[WORK REQUIRED]
Print exactly the lines that run from the line containing "Generate a Python" to the line containing "plt.rcParams['mathtext.bf'] = 'Liberation", both included, and nothing else; pictures stay out.

[SUPPLIED MATERIAL]
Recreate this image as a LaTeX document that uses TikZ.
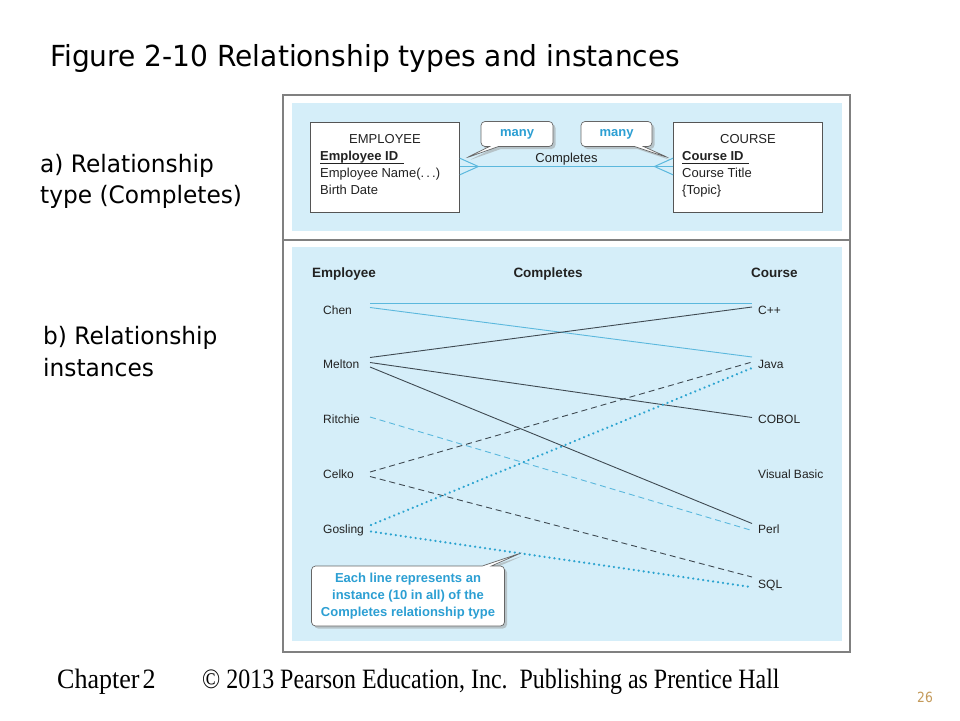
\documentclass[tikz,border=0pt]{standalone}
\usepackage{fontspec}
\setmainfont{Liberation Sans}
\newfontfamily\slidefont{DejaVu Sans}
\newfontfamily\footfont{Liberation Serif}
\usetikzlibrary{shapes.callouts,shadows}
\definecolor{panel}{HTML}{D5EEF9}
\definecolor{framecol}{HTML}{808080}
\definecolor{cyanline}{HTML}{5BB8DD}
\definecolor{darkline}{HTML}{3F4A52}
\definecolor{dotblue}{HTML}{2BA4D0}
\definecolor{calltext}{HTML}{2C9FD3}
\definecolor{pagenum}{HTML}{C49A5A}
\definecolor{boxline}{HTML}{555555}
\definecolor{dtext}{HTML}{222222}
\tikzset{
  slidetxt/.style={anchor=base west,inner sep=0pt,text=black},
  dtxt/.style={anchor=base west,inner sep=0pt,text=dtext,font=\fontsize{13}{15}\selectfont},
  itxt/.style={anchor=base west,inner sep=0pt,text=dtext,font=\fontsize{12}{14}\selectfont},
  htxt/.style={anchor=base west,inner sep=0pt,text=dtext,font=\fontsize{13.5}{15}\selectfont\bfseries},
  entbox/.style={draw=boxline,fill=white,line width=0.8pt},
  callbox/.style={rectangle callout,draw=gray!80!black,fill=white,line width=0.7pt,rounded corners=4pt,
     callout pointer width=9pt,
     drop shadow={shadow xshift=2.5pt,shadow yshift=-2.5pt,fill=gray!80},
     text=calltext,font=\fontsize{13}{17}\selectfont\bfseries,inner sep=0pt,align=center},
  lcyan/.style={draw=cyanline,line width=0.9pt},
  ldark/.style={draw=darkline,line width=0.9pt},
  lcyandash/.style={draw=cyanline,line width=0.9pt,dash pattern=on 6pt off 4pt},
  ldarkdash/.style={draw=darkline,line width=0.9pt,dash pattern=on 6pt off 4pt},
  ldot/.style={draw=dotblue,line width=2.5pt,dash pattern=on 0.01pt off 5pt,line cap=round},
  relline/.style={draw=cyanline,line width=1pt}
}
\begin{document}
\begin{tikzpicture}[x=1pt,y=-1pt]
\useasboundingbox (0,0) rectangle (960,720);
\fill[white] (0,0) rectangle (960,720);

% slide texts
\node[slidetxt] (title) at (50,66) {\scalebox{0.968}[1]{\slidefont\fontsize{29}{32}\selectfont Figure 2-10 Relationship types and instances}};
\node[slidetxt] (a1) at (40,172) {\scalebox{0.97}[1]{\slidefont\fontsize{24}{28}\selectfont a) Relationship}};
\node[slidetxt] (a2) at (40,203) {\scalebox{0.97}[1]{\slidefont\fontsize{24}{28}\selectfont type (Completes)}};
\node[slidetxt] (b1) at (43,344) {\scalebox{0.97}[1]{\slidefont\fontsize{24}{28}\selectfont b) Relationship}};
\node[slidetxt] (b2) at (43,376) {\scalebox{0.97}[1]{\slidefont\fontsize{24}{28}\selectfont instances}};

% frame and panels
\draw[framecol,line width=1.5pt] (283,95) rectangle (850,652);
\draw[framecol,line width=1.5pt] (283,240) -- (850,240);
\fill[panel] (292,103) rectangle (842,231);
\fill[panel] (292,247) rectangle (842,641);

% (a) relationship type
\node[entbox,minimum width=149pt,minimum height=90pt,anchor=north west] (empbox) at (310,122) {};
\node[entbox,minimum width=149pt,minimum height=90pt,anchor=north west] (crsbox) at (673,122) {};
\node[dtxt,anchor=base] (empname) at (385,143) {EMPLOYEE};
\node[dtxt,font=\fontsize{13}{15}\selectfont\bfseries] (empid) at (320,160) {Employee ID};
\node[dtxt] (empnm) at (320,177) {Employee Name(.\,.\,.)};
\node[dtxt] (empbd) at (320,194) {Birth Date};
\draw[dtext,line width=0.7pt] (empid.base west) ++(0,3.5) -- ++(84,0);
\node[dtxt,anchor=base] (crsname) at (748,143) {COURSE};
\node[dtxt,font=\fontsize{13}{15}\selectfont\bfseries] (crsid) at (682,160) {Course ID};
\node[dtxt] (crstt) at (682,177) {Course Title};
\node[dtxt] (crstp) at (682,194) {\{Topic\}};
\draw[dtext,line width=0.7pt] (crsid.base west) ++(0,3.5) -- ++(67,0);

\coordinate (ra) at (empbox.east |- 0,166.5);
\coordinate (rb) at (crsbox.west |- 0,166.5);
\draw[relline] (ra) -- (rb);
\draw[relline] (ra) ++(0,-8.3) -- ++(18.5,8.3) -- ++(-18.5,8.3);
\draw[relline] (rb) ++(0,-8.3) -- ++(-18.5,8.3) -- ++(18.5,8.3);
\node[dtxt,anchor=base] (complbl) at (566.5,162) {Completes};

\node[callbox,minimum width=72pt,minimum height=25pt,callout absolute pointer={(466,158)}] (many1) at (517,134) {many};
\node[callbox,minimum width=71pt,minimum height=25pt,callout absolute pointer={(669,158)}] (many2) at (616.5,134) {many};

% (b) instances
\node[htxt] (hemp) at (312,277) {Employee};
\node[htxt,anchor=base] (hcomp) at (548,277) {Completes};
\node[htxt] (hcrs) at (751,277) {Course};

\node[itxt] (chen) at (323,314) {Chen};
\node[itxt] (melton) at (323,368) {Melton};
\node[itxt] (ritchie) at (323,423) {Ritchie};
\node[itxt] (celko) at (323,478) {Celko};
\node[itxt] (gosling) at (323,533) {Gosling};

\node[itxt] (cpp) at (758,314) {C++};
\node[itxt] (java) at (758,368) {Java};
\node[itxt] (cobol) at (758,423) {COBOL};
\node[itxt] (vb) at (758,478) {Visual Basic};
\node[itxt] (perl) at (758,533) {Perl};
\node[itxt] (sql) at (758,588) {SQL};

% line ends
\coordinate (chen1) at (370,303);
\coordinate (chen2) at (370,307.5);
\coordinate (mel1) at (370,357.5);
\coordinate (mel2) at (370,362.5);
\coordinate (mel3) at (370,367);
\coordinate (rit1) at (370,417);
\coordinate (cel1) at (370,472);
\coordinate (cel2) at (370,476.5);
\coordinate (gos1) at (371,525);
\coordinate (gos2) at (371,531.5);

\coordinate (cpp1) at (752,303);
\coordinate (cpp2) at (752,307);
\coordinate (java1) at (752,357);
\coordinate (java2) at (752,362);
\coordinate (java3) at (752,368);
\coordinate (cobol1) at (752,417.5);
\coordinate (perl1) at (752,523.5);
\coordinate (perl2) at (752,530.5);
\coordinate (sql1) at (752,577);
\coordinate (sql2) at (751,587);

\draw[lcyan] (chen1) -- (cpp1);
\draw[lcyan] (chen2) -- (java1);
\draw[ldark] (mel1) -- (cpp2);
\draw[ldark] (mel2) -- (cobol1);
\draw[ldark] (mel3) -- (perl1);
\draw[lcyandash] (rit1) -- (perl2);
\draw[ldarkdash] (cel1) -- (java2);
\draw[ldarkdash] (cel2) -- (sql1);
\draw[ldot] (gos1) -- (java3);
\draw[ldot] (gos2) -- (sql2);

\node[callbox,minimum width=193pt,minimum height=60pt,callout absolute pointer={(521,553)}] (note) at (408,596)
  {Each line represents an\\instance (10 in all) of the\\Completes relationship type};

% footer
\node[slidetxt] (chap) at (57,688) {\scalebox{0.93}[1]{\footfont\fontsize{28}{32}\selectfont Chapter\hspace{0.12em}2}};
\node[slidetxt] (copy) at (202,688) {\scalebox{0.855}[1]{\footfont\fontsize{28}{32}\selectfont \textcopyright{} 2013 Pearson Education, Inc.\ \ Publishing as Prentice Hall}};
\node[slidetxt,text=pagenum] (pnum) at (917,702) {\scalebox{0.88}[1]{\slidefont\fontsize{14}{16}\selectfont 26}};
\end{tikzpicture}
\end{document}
---
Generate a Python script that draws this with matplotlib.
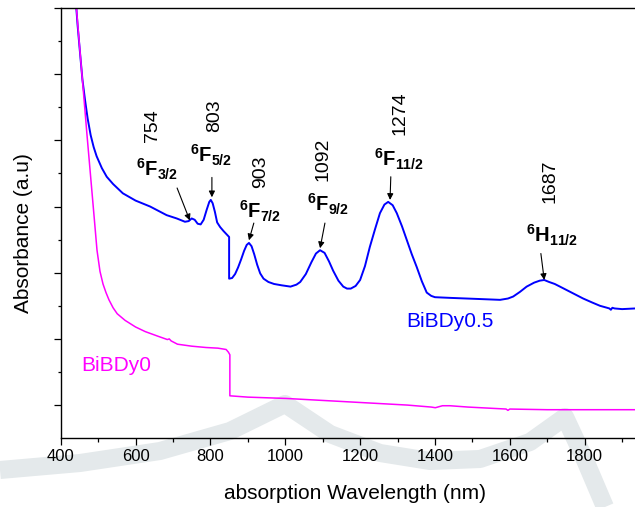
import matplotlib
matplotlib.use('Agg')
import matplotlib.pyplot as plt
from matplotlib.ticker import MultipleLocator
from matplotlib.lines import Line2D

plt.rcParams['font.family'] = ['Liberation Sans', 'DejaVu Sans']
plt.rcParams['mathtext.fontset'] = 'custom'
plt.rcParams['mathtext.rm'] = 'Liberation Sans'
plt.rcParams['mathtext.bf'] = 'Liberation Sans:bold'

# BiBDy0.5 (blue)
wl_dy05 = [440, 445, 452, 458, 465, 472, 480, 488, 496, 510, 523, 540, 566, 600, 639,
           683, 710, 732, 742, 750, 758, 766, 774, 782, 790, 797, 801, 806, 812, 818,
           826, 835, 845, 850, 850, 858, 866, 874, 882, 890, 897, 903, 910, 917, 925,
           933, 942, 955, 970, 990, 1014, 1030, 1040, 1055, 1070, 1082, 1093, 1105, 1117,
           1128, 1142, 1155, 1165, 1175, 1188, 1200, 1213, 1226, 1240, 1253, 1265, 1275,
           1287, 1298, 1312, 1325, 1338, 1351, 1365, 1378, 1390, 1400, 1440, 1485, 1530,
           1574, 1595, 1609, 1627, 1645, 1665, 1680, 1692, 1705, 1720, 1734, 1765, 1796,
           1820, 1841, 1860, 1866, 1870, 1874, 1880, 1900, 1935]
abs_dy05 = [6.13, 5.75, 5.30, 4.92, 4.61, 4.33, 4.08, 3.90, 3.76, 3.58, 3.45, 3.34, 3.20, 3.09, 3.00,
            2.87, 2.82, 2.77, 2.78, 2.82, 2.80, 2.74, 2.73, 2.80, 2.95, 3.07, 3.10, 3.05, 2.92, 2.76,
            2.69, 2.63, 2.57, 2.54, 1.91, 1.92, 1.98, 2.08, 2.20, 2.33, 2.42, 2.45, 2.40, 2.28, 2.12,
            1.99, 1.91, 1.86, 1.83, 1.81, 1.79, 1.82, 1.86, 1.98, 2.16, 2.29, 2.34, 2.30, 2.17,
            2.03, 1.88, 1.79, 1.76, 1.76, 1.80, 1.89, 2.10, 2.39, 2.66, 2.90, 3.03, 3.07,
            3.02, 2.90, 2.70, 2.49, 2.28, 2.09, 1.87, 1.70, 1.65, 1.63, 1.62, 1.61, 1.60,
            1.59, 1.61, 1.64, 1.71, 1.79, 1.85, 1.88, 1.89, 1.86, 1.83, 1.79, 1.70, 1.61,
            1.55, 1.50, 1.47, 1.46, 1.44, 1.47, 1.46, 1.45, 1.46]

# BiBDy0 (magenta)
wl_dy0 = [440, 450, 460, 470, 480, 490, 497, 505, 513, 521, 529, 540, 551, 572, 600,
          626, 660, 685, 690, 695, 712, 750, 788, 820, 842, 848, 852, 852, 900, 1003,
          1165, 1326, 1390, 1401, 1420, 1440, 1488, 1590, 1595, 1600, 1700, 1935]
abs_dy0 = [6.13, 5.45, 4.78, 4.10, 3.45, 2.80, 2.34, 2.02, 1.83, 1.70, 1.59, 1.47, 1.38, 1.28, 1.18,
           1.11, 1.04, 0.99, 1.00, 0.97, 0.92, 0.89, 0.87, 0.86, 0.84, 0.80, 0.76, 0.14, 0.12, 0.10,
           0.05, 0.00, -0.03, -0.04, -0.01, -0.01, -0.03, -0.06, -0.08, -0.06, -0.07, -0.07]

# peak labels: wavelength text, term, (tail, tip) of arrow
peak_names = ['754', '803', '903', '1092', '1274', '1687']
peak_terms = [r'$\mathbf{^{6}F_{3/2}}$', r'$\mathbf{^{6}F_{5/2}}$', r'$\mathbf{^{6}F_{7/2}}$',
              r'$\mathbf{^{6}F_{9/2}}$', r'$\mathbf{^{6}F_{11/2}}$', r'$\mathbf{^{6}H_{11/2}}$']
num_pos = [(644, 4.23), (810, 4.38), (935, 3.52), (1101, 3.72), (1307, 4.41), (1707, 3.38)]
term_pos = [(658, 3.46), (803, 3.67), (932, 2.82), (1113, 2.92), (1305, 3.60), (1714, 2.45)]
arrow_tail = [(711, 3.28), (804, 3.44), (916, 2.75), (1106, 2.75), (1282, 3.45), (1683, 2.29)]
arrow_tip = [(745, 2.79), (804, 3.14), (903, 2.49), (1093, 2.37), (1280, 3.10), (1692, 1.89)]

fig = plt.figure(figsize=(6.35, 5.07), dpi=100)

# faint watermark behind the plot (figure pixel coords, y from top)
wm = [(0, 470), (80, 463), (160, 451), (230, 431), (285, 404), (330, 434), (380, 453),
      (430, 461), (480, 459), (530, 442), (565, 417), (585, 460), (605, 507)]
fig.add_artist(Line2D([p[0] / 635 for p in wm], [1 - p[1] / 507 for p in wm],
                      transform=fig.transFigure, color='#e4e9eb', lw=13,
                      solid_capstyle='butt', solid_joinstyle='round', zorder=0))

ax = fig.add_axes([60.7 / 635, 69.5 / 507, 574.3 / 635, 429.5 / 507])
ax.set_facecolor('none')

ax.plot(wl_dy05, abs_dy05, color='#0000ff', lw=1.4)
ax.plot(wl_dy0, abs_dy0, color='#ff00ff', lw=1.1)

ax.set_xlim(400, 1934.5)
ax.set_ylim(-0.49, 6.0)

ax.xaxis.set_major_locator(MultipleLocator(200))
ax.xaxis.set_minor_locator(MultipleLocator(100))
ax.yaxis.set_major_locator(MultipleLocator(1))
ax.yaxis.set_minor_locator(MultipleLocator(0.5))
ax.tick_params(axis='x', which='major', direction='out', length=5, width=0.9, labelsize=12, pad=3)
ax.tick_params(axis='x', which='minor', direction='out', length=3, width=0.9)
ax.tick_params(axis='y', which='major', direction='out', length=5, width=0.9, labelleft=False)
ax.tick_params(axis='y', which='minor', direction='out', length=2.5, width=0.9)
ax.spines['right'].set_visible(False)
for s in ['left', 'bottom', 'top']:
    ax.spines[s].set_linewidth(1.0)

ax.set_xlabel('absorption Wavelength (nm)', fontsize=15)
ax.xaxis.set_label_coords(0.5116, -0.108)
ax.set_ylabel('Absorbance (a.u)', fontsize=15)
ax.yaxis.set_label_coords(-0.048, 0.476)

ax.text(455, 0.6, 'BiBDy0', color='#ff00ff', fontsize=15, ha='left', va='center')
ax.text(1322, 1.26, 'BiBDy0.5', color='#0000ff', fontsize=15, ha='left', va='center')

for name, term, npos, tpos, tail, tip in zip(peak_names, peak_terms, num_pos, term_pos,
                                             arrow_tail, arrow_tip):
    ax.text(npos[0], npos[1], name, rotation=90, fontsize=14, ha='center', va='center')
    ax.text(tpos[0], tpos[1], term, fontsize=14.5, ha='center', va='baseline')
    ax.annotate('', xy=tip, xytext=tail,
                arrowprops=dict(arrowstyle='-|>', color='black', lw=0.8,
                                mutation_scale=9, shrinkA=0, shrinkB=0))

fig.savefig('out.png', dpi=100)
...
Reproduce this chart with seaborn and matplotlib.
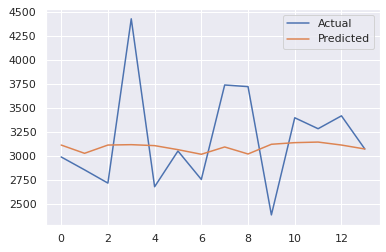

[SOLUTION TO THIS EXERCISE]
Generate a Python script that draws this with matplotlib.
import matplotlib
matplotlib.use('Agg')
import matplotlib.pyplot as plt
from matplotlib.ticker import MultipleLocator
from matplotlib.lines import Line2D

plt.rcParams['font.family'] = ['Liberation Sans', 'DejaVu Sans']
plt.rcParams['mathtext.fontset'] = 'custom'
plt.rcParams['mathtext.rm'] = 'Liberation Sans'
plt.rcParams['mathtext.bf'] = 'Liberation Sans:bold'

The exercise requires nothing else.